University Of Kentucky Research Foundation, Lexington KY

Investigators

Abstract

Spheres are simple yet important objects of study in topology. One of the central questions of algebraic topology is the classification of all possible mappings of a high-dimensional sphere onto a sphere of lower dimension. It turns out that this classification of mappings of spheres has wide-ranging repercussions in geometry and in physics. Recently, this question has received attention in other contexts: when the spheres are considered in the realm of algebraic geometry, or when the spheres have specified symmetries which must be preserved by the mappings in question. More recently, greater understanding of how these various contexts impact each other has emerged. The research supported by this award will employ these newfound connections to expand the range in which these questions are understood, especially in the setting of spheres with a twofold symmetry. This project provides and funds research training for graduate students.

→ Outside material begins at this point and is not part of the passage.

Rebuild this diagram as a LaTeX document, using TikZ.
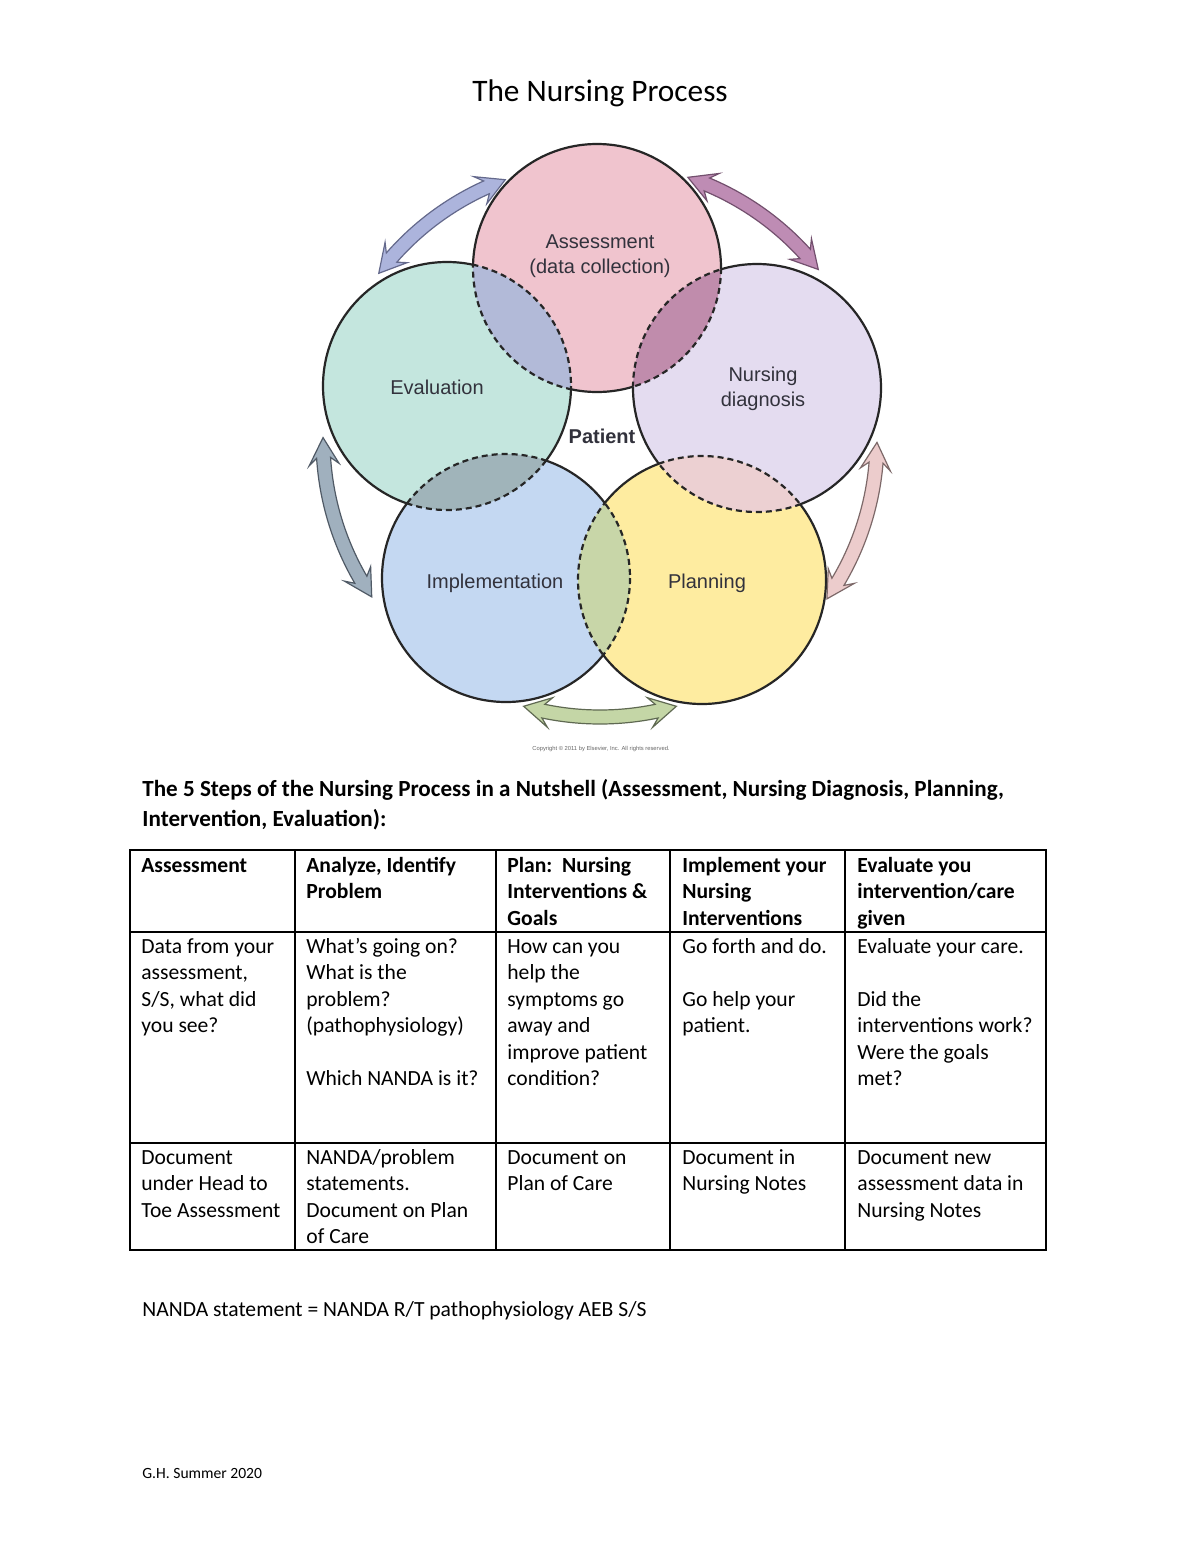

The principal investigator will continue joint work with Dan Isaksen on computations of the motivic and C2-equivariant stable homotopy groups of spheres. The R-motivic computations are more approachable, and these determine a portion of the C2-equivariant stable homotopy groups. The main tools will be the rho-Bockstein spectral sequence and the Adams spectral sequence. Various techniques will be employed to run these spectral sequences, including the use of Massey products. The PI and collaborators will also investigate v1-periodicity in the R-motivic and C2-equivariant settings, producing finite complexes that support periodicity operators. This will lead to periodic families of elements in the stable homotopy groups of spheres in these contexts. In another direction, another collaboration will analyze additive power operations for equivariant cohomology theories. This award reflects NSF's statutory mission and has been deemed worthy of support through evaluation using the Foundation's intellectual merit and broader impacts review criteria.